### [Stated task]
Leave out every picture, then transcribe the rest of the listing exactly.

### [Given information]
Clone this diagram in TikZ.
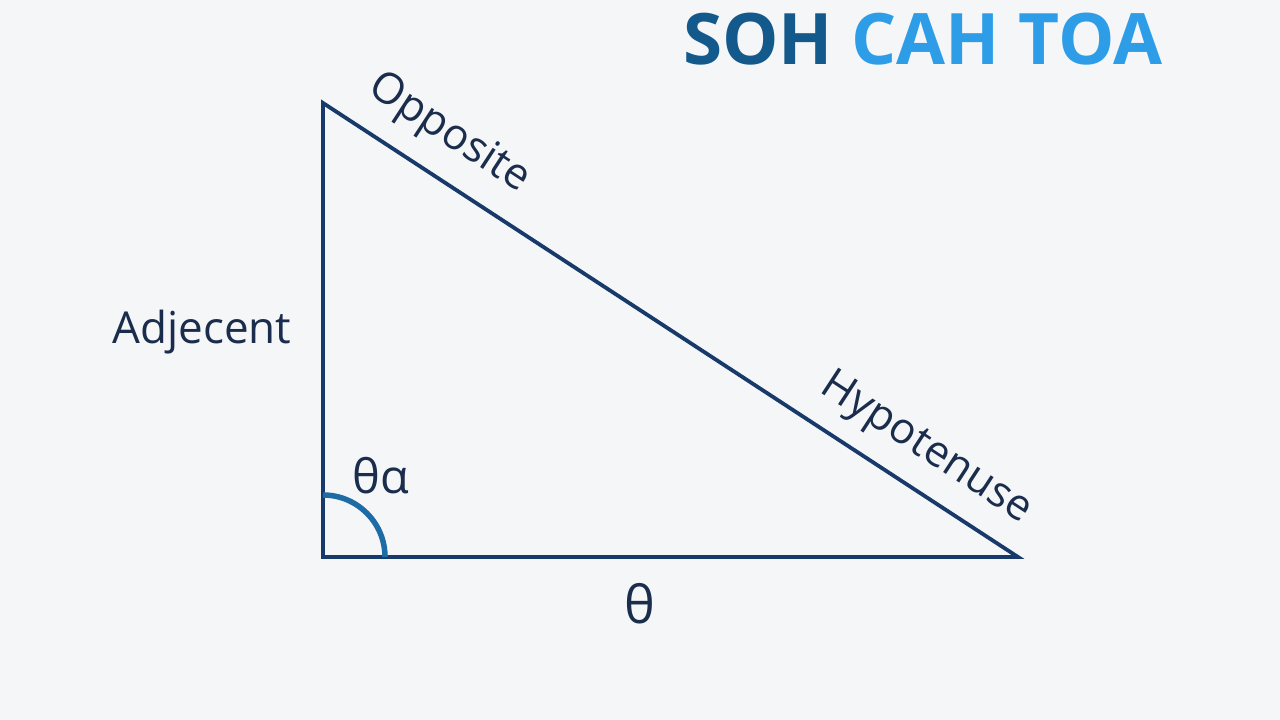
\documentclass[tikz,border=0pt]{standalone}
\usepackage{fontspec}
\setmainfont{Open Sans}
\definecolor{bgc}{HTML}{F5F6F7}
\definecolor{navy}{HTML}{173A6A}
\definecolor{txt}{HTML}{1B2D4C}
\definecolor{arcblue}{HTML}{1E6CA6}
\definecolor{sohc}{HTML}{14598C}
\definecolor{cahc}{HTML}{2E9DE8}
\tikzset{
  lbl/.style={text=txt, inner sep=0pt, font=\fontsize{43}{50}\selectfont},
  side/.style={draw=navy, line width=3.8pt, line join=miter},
}
\begin{document}
\begin{tikzpicture}[x=1pt,y=1pt]
\fill[bgc] (0,0) rectangle (1280,720);
\useasboundingbox (0,0) rectangle (1280,720);
\coordinate (A) at (323,617);
\coordinate (B) at (323,163);
\coordinate (C) at (1018,163);
\draw[side] (A) -- (B) -- (C) -- cycle;
\draw[draw=arcblue, line width=5.5pt] (385,163) arc[start angle=0, end angle=90, radius=62];
\node[lbl, rotate=-33.15] (opp) at (449,586) {Opposite};
\node[lbl, rotate=-33.15] (hyp) at (926,271) {Hypotenuse};
\node[lbl, font=\fontsize{44}{50}\selectfont] (adj) at (202,388) {Adjecent};
\node[lbl, font=\fontsize{47}{52}\selectfont] (ta) at (381,244) {θα};
\node[lbl, font=\fontsize{52}{58}\selectfont] (th) at (640,116) {θ};
\node[anchor=base west, inner sep=0pt, font=\fontsize{71}{78}\selectfont\bfseries] (title) at (683,655) {\textcolor{sohc}{SOH} \textcolor{cahc}{CAH TOA}};
\end{tikzpicture}
\end{document}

### [Output of the exercise]
Clone this diagram in TikZ.
\documentclass[tikz,border=0pt]{standalone}
\usepackage{fontspec}
\setmainfont{Open Sans}
\definecolor{bgc}{HTML}{F5F6F7}
\definecolor{navy}{HTML}{173A6A}
\definecolor{txt}{HTML}{1B2D4C}
\definecolor{arcblue}{HTML}{1E6CA6}
\definecolor{sohc}{HTML}{14598C}
\definecolor{cahc}{HTML}{2E9DE8}
\tikzset{
  lbl/.style={text=txt, inner sep=0pt, font=\fontsize{43}{50}\selectfont},
  side/.style={draw=navy, line width=3.8pt, line join=miter},
}
\begin{document}
\begin{tikzpicture}[x=1pt,y=1pt]
\fill[bgc] (0,0) rectangle (1280,720);
\useasboundingbox (0,0) rectangle (1280,720);
\coordinate (A) at (323,617);
\coordinate (B) at (323,163);
\coordinate (C) at (1018,163);
\draw[side] (A) -- (B) -- (C) -- cycle;
\draw[draw=arcblue, line width=5.5pt] (385,163) arc[start angle=0, end angle=90, radius=62];
\node[lbl, rotate=-33.15] (opp) at (449,586) {Opposite};
\node[lbl, rotate=-33.15] (hyp) at (926,271) {Hypotenuse};
\node[lbl, font=\fontsize{44}{50}\selectfont] (adj) at (202,388) {Adjecent};
\node[lbl, font=\fontsize{47}{52}\selectfont] (ta) at (381,244) {θα};
\node[lbl, font=\fontsize{52}{58}\selectfont] (th) at (640,116) {θ};
\node[anchor=base west, inner sep=0pt, font=\fontsize{71}{78}\selectfont\bfseries] (title) at (683,655) {\textcolor{sohc}{SOH} \textcolor{cahc}{CAH TOA}};
\end{tikzpicture}
\end{document}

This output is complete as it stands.